━━ DATASET CONTENT

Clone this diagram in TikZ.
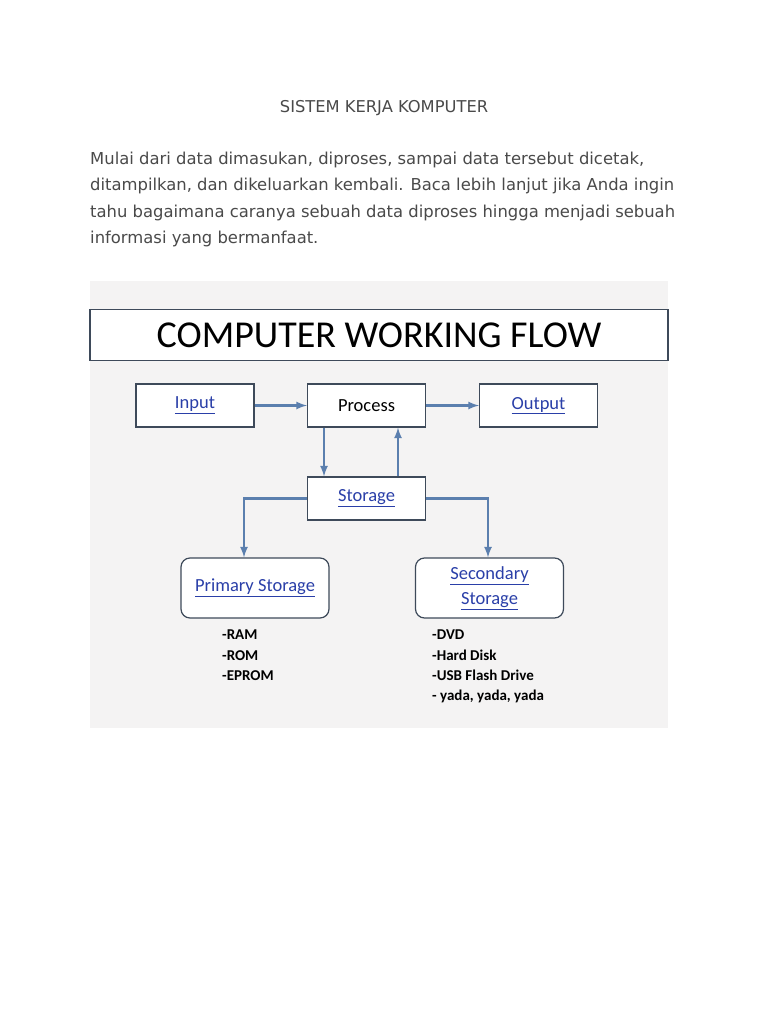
\documentclass[tikz,border=0pt]{standalone}
\usepackage{fontspec}
\setmainfont{DejaVu Sans}
\newfontfamily\calib{Carlito}
\usetikzlibrary{positioning}
\definecolor{flowblue}{HTML}{5B7FAE}
\definecolor{linkblue}{HTML}{2A3FA8}
\definecolor{pagegray}{HTML}{4A4A4A}
\definecolor{panelgray}{HTML}{F4F3F3}
\definecolor{boxline}{HTML}{3E4A5A}
\tikzset{
  flowbox/.style={draw=boxline,fill=white,line width=1.2pt,minimum width=118pt,minimum height=43pt,inner sep=0pt,font=\calib\fontsize{18.5}{22}\selectfont},
  storebox/.style={flowbox,rounded corners=9pt,minimum width=148pt,minimum height=60pt,align=center},
  flow/.style={->,draw=flowblue,line width=2.6pt,>=latex},
  listtext/.style={anchor=north west,align=left,inner sep=0pt,font=\calib\bfseries\fontsize{15}{20.3}\selectfont}
}
\newcommand{\lnk}[1]{\textcolor{linkblue}{\underline{#1}}}
\begin{document}
\begin{tikzpicture}[x=1pt,y=-1pt]
\useasboundingbox[fill=white] (0,0) rectangle (768,1024);
\node[text=pagegray,font=\fontsize{16.3}{19}\selectfont] (head) at (384,108) {SISTEM KERJA KOMPUTER};
\node[text=pagegray,anchor=north west,align=left,inner sep=0pt,font=\fontsize{16.4}{26.3}\selectfont] (para) at (90,152)
 {Mulai dari data dimasukan, diproses, sampai data tersebut dicetak,\\ditampilkan, dan dikeluarkan kembali. Baca lebih lanjut jika Anda ingin\\tahu bagaimana caranya sebuah data diproses hingga menjadi sebuah\\informasi yang bermanfaat.};
\fill[panelgray] (90,281) rectangle (668,728);
\node[draw=boxline,fill=white,line width=1.2pt,minimum width=578pt,minimum height=51pt,inner sep=0pt,font=\calib\fontsize{38}{42}\selectfont] (title) at (379,335) {COMPUTER WORKING FLOW};
\node[flowbox] (input) at (195,405.5) {\lnk{Input}};
\node[flowbox] (process) at (366.5,405.5) {Process};
\node[flowbox] (output) at (538.5,405.5) {\lnk{Output}};
\node[flowbox] (storage) at (366.5,498.5) {\lnk{Storage}};
\node[storebox] (primary) at (255,588) {\lnk{Primary Storage}};
\node[storebox] (secondary) at (489.5,588) {\lnk{Secondary}\\[3pt]\lnk{Storage}};
\node[listtext] (plist) at (222,630) {-RAM\\-ROM\\-EPROM};
\node[listtext] (slist) at (432,630) {-DVD\\-Hard Disk\\-USB Flash Drive\\- yada, yada, yada};
\draw[flow] (input) -- (process);
\draw[flow] (process) -- (output);
\draw[flow] (process.south -| 324,0) -- (storage.north -| 324,0);
\draw[flow] (storage.north -| 398,0) -- (process.south -| 398,0);
\draw[flow] (storage.west) -| (primary.north -| 244,0);
\draw[flow] (storage.east) -| (secondary.north -| 488,0);
\end{tikzpicture}
\end{document}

━━━━

• EXERCISE TASK: Copy out all of the data word for word. Do not carry over any picture.

• WRITTEN REPLY:
Clone this diagram in TikZ.
\documentclass[tikz,border=0pt]{standalone}
\usepackage{fontspec}
\setmainfont{DejaVu Sans}
\newfontfamily\calib{Carlito}
\usetikzlibrary{positioning}
\definecolor{flowblue}{HTML}{5B7FAE}
\definecolor{linkblue}{HTML}{2A3FA8}
\definecolor{pagegray}{HTML}{4A4A4A}
\definecolor{panelgray}{HTML}{F4F3F3}
\definecolor{boxline}{HTML}{3E4A5A}
\tikzset{
  flowbox/.style={draw=boxline,fill=white,line width=1.2pt,minimum width=118pt,minimum height=43pt,inner sep=0pt,font=\calib\fontsize{18.5}{22}\selectfont},
  storebox/.style={flowbox,rounded corners=9pt,minimum width=148pt,minimum height=60pt,align=center},
  flow/.style={->,draw=flowblue,line width=2.6pt,>=latex},
  listtext/.style={anchor=north west,align=left,inner sep=0pt,font=\calib\bfseries\fontsize{15}{20.3}\selectfont}
}
\newcommand{\lnk}[1]{\textcolor{linkblue}{\underline{#1}}}
\begin{document}
\begin{tikzpicture}[x=1pt,y=-1pt]
\useasboundingbox[fill=white] (0,0) rectangle (768,1024);
\node[text=pagegray,font=\fontsize{16.3}{19}\selectfont] (head) at (384,108) {SISTEM KERJA KOMPUTER};
\node[text=pagegray,anchor=north west,align=left,inner sep=0pt,font=\fontsize{16.4}{26.3}\selectfont] (para) at (90,152)
 {Mulai dari data dimasukan, diproses, sampai data tersebut dicetak,\\ditampilkan, dan dikeluarkan kembali. Baca lebih lanjut jika Anda ingin\\tahu bagaimana caranya sebuah data diproses hingga menjadi sebuah\\informasi yang bermanfaat.};
\fill[panelgray] (90,281) rectangle (668,728);
\node[draw=boxline,fill=white,line width=1.2pt,minimum width=578pt,minimum height=51pt,inner sep=0pt,font=\calib\fontsize{38}{42}\selectfont] (title) at (379,335) {COMPUTER WORKING FLOW};
\node[flowbox] (input) at (195,405.5) {\lnk{Input}};
\node[flowbox] (process) at (366.5,405.5) {Process};
\node[flowbox] (output) at (538.5,405.5) {\lnk{Output}};
\node[flowbox] (storage) at (366.5,498.5) {\lnk{Storage}};
\node[storebox] (primary) at (255,588) {\lnk{Primary Storage}};
\node[storebox] (secondary) at (489.5,588) {\lnk{Secondary}\\[3pt]\lnk{Storage}};
\node[listtext] (plist) at (222,630) {-RAM\\-ROM\\-EPROM};
\node[listtext] (slist) at (432,630) {-DVD\\-Hard Disk\\-USB Flash Drive\\- yada, yada, yada};
\draw[flow] (input) -- (process);
\draw[flow] (process) -- (output);
\draw[flow] (process.south -| 324,0) -- (storage.north -| 324,0);
\draw[flow] (storage.north -| 398,0) -- (process.south -| 398,0);
\draw[flow] (storage.west) -| (primary.north -| 244,0);
\draw[flow] (storage.east) -| (secondary.north -| 488,0);
\end{tikzpicture}
\end{document}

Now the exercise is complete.